Friday, February 15, 2008

Waterboarding OK because it doesn’t cause ‘prolonged mental harm’ — I guess PTSD doesn’t count

Like Pol Pot instead of Torquemada

In his alternative reality unverse, Stephen Bradbury, the Department of Justice official serving as titleless head of the Office of Legal Counsel, says that issue, that waterboarding doesn’t cause “prolonged mental harm,” is part of why it’s legal.:
Under the mental side, Congress was very careful in the torture statute to have a very precise definition of severe mental pain or suffering. It requires predicate conditions be met and then, moreover, as we said in our opinion in December 2004, reading many cases, court cases, under the Torture Victims Protection Act, it requires an intent to cause prolonged mental harm. Now that's a mental disorder that is extended or continuing over time and if you've got a body of experience with a particular procedure that's been carefully monitored that indicates that you would not expect that there would be prolonged mental harm from a procedure, you can conclude that it's not torture under the precise terms of that statute.

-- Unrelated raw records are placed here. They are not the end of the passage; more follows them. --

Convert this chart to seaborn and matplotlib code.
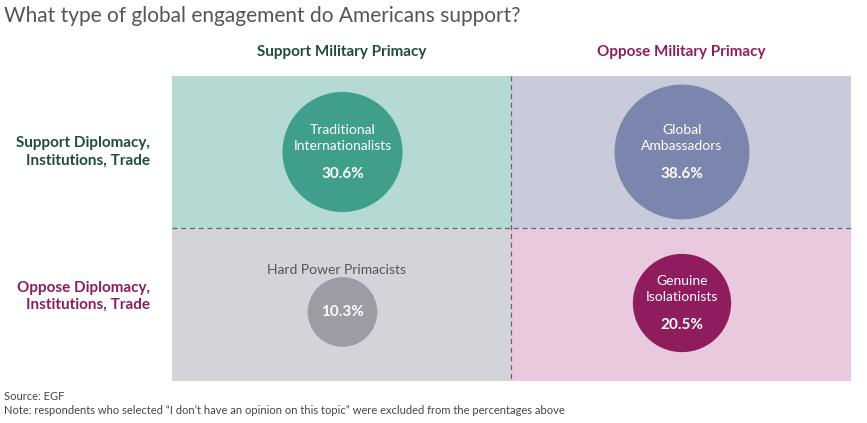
import matplotlib
matplotlib.use("Agg")
import matplotlib.pyplot as plt
from matplotlib.patches import Circle, Rectangle
import seaborn as sns
import numpy as np

sns.set_theme(style="white")
plt.rcParams["font.family"] = "Lato"

cols = ["Support Military Primacy", "Oppose Military Primacy"]
rows = ["Support Diplomacy,\nInstitutions, Trade", "Oppose Diplomacy,\nInstitutions, Trade"]
groups = ["Traditional\nInternationalists", "Global\nAmbassadors", "Hard Power Primacists", "Genuine\nIsolationists"]
values = [30.6, 38.6, 10.3, 20.5]
col_idx = [0, 1, 0, 1]
row_idx = [0, 0, 1, 1]
bg_colors = ["#b4dad3", "#c9cbdb", "#d3d4d9", "#e8c9dd"]
circle_colors = ["#3f9f8a", "#7c85ae", "#9c9ca4", "#8f1d5e"]
header_colors = ["#1f4d40", "#8f1d5e"]

W, H = 867, 423
fig = plt.figure(figsize=(W/100, H/100), dpi=100)
ax = fig.add_axes([0, 0, 1, 1])
ax.set_xlim(0, W); ax.set_ylim(H, 0); ax.axis("off")

x0, xm, x1 = 172, 511, 851
y0, ym, y1 = 76, 228, 381
xs = [(x0, xm), (xm, x1)]
ys = [(y0, ym), (ym, y1)]
k = 10.85
for i, v in enumerate(values):
    (a, b), (c, d) = xs[col_idx[i]], ys[row_idx[i]]
    ax.add_patch(Rectangle((a, c), b-a, d-c, color=bg_colors[i], lw=0))
    cx = (a+b)/2 + 1
    r = k*np.sqrt(v)
    if i == 2:
        cy = 312
        ax.text(cx-6, 270, groups[i], ha="center", va="center", fontsize=10, color="#555555")
        ax.add_patch(Circle((cx, cy), r, color=circle_colors[i], lw=0))
        ax.text(cx, cy, f"{v}%", ha="center", va="center", fontsize=11, color="white", fontweight="bold")
    else:
        cy = 152 if row_idx[i] == 0 else 303
        ax.add_patch(Circle((cx, cy), r, color=circle_colors[i], lw=0))
        ax.text(cx, cy-14, groups[i], ha="center", va="center", fontsize=10, color="white", linespacing=1.4)
        ax.text(cx, cy+22, f"{v}%", ha="center", va="center", fontsize=11, color="white", fontweight="bold")

ax.plot([xm, xm], [y0, y1], ls=(0, (4, 3)), color="#666666", lw=0.9)
ax.plot([x0, x1], [ym, ym], ls=(0, (4, 3)), color="#666666", lw=0.9)

for j, t in enumerate(cols):
    ax.text(sum(xs[j])/2, 52, t, ha="center", va="center", fontsize=11, fontweight="bold", color=header_colors[j])
for j, t in enumerate(rows):
    ax.text(150, sum(ys[j])/2 - (0 if j == 0 else 8), t, ha="right", va="center", fontsize=11,
            fontweight="bold", color=header_colors[j], linespacing=1.3)

ax.text(4, 16, "What type of global engagement do Americans support?", fontsize=15, color="#555555",
        va="center", ha="left")
ax.text(4, 397, "Source: EGF", fontsize=8, color="#444444", va="center")
ax.text(4, 411, "Note: respondents who selected \u201cI don\u2019t have an opinion on this topic\u201d were excluded from the percentages above",
        fontsize=8, color="#444444", va="center")
fig.savefig("out.png", dpi=100)
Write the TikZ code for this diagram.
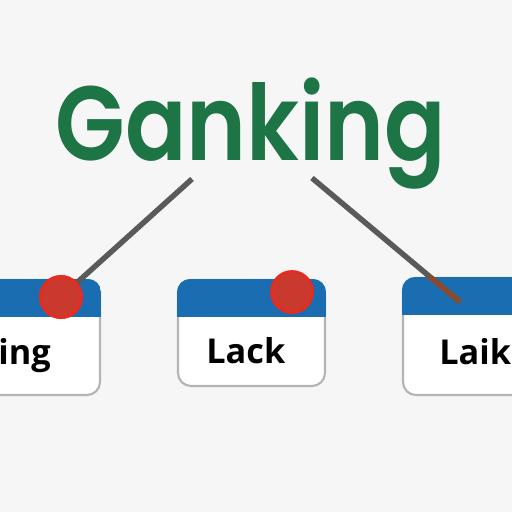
\documentclass[tikz,border=0pt]{standalone}
\usepackage{fontspec}
\usepackage{tikz}
\usetikzlibrary{positioning,calc}
\usepackage{xcolor}
\newfontfamily\titlefont{Poppins}[UprightFont=*-SemiBold]
\newfontfamily\cardfont{Open Sans}

\definecolor{bgcol}{HTML}{F6F6F6}
\definecolor{titlegreen}{HTML}{1D7444}
\definecolor{headblue}{HTML}{1A6DB0}
\definecolor{dotred}{HTML}{C9392E}
\definecolor{dotring}{HTML}{E82A1F}
\definecolor{linegray}{HTML}{5A5A5A}
\definecolor{linebrown}{HTML}{8B4A2E}
\definecolor{cardgray}{HTML}{B4B4B4}

\begin{document}
\begin{tikzpicture}[
        x=0.02cm, y=-0.02cm,
        title/.style={font=\titlefont\fontsize{60}{60}\selectfont, text=titlegreen, inner sep=0pt},
        card/.style={draw=cardgray, line width=1.2pt, fill=white, rounded corners=0.26cm, inner sep=0pt},
        label/.style={font=\cardfont\bfseries\fontsize{19.5}{19.5}\selectfont, inner sep=0pt, anchor=base west},
        wire/.style={line width=3.1pt, linegray},
        dot/.style={circle, draw=dotring, line width=1.6pt, fill=dotred, minimum size=0.82cm, inner sep=0pt}
    ]
    \fill[bgcol] (0,0) rectangle (512,512);
    \useasboundingbox (0,0) rectangle (512,512);
    \clip (0,0) rectangle (512,512);

    % title
    \node[title, anchor=base, xscale=0.86] (ttl) at (251,160) {Ganking};

    % cards
    \node[card, minimum width=2.94cm, minimum height=2.30cm] (c1) at (26.5,337.5) {};
    \node[card, minimum width=2.94cm, minimum height=2.12cm] (c2) at (251.5,333) {};
    \node[card, minimum width=2.94cm, minimum height=2.34cm] (c3) at (476.5,336.5) {};

    % blue headers
    \foreach \c in {c1,c2,c3} {
        \begin{scope}
            \clip[rounded corners=0.26cm] (\c.south west) rectangle (\c.north east);
            \fill[headblue] (\c.north west) rectangle ($(\c.north east)+(0,38)$);
        \end{scope}
    }

    \node[label] (t1) at (-2,364) {ing};
    \node[label] (t2) at (206,363) {Lack};
    \node[label] (t3) at (439,364) {Laik};

    % connectors
    \coordinate (s1) at (192,179);
    \coordinate (s3) at (312,178);
    \coordinate (e3) at (460,302);
    \node[dot] (d1) at (61,297) {};
    \draw[wire] (s1) -- (d1.center);
    \node[dot] at (61,297) {};
    \node[dot] (d2) at (292,292) {};
    \draw[wire] (s3) -- (e3);
    \begin{scope}
        \clip (c3.north west) rectangle ($(c3.north east)+(0,38)$);
        \draw[wire, linebrown] (s3) -- (e3);
    \end{scope}
\end{tikzpicture}
\end{document}
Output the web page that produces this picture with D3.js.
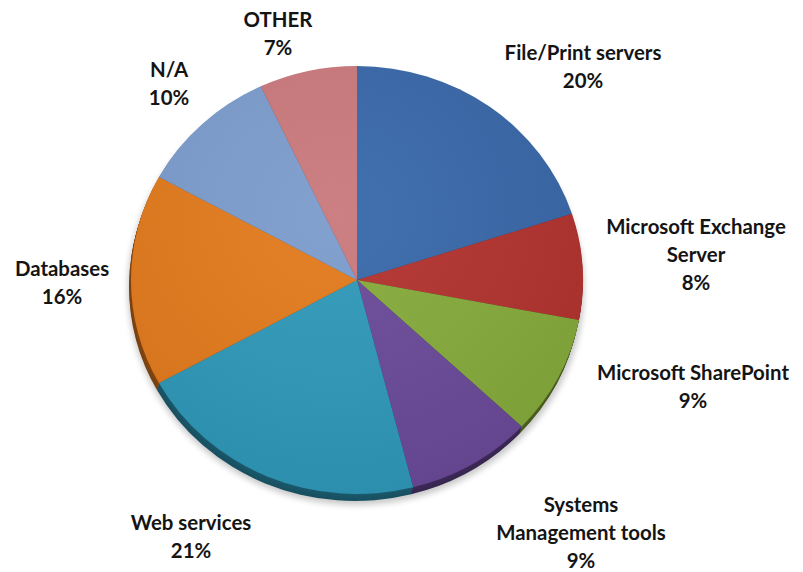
<!DOCTYPE html>
<html>
<head>
<meta charset="utf-8">
<script src="https://cdn.jsdelivr.net/npm/d3@7"></script>
<style>
  html, body { margin: 0; padding: 0; background: #ffffff; }
  svg { display: block; }
  .lbl { font-family: Lato, "Open Sans", sans-serif; font-weight: 700; font-size: 21.5px; fill: #141414; }
</style>
</head>
<body>
<svg id="chart" width="803" height="572"></svg>
<script>
// Workload categories, clockwise from 12 o'clock
const categories = ["File/Print servers", "Microsoft Exchange Server", "Microsoft SharePoint",
  "Systems Management tools", "Web services", "Databases", "N/A", "OTHER"];
const shares = [20, 8, 9, 9, 21, 16, 10, 7];
const colors = ["#3768a9", "#b2332f", "#85aa3a", "#6a4898", "#2e98b8", "#e27a1f", "#7b9ccc", "#ca797b"];
// Label text, split into lines
const labelLines = [
  ["File/Print servers"],
  ["Microsoft Exchange", "Server"],
  ["Microsoft SharePoint"],
  ["Systems", "Management tools"],
  ["Web services"],
  ["Databases"],
  ["N/A"],
  ["OTHER"]
];

const W = 803, H = 572;
const cx = 357, cy = 280;          // pie centre
const rx = 226, ry = 214;          // tilted (elliptical) top face
const depth = 7, shiftX = -2;      // visible rim thickness

const svg = d3.select("#chart");
const defs = svg.append("defs");
defs.append("filter").attr("id", "soft").attr("x", "-20%").attr("y", "-20%")
  .attr("width", "140%").attr("height", "140%")
  .append("feGaussianBlur").attr("stdDeviation", 3);
defs.append("filter").attr("id", "grain")
  .append("feGaussianBlur").attr("stdDeviation", 0.6);

const pie = d3.pie().sort(null).value(d => d)(shares);
const arc = d3.arc().innerRadius(0).outerRadius(rx);
const sy = ry / rx;

// soft drop shadow under the disc
svg.append("ellipse")
  .attr("cx", cx - 1).attr("cy", cy + depth + 2)
  .attr("rx", rx + 2).attr("ry", ry + 2)
  .attr("fill", "#000").attr("opacity", 0.22)
  .attr("filter", "url(#soft)");

// side wall: stacked, darkened copies of each slice
const side = svg.append("g");
for (let k = depth; k >= 1; k--) {
  side.append("g")
    .attr("transform", `translate(${cx + shiftX * k / depth},${cy + k}) scale(1,${sy})`)
    .selectAll("path").data(pie).join("path")
    .attr("d", arc)
    .attr("fill", (d, i) => d3.color(colors[i]).darker(1.5 + 0.3 * (k / depth)));
}

// top face
const face = svg.append("g")
  .attr("transform", `translate(${cx},${cy}) scale(1,${sy})`)
  .attr("filter", "url(#grain)");
face.selectAll("path").data(pie).join("path")
  .attr("d", arc)
  .attr("fill", (d, i) => colors[i]);

// light sheen across the face
const grad = defs.append("radialGradient").attr("id", "sheen")
  .attr("cx", "45%").attr("cy", "35%").attr("r", "70%");
grad.append("stop").attr("offset", "0%").attr("stop-color", "#fff").attr("stop-opacity", 0.05);
grad.append("stop").attr("offset", "100%").attr("stop-color", "#000").attr("stop-opacity", 0.07);
svg.append("ellipse").attr("cx", cx).attr("cy", cy).attr("rx", rx).attr("ry", ry)
  .attr("fill", "url(#sheen)");

// label anchor positions (centre x, first baseline y)
const labelPos = [
  [583, 60], [696, 234], [693, 380], [581, 512],
  [191, 530], [62, 276], [169, 77], [278, 27]
];
const lineH = 28;

const labels = svg.append("g");
pie.forEach((d, i) => {
  const lines = labelLines[i].concat([d.data + "%"]);
  const t = labels.append("text").attr("class", "lbl").attr("text-anchor", "middle")
    .attr("transform", `translate(${labelPos[i][0]},${labelPos[i][1]}) scale(0.95,1)`);
  lines.forEach((s, j) => {
    t.append("tspan").attr("x", 0).attr("y", j * lineH).text(s);
  });
});
</script>
</body>
</html>
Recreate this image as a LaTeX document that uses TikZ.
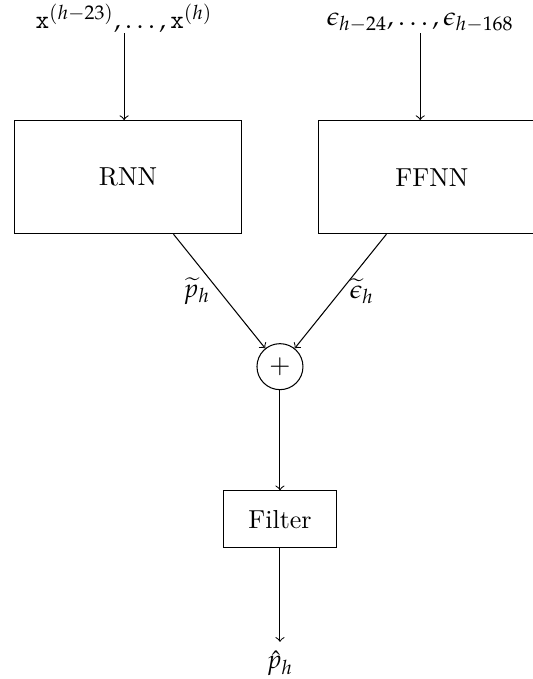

I don’t know the universe Mr. Bradbury inhabits, but from what I’ve seen, waterboard can, if not always, cause PTSD.

And, that’s not “prolonged mental harm”? Just what IS prolonged mental harm, pray tell?

Oh, and just because waterboarding CIA-style isn’t like that of the Spanish Inquisition doesn’t mean that we’re not following other torturous regimes. Instead, it’s Khmer Rouge style.

Great. We’re like Pol Pot instead of Torquemada.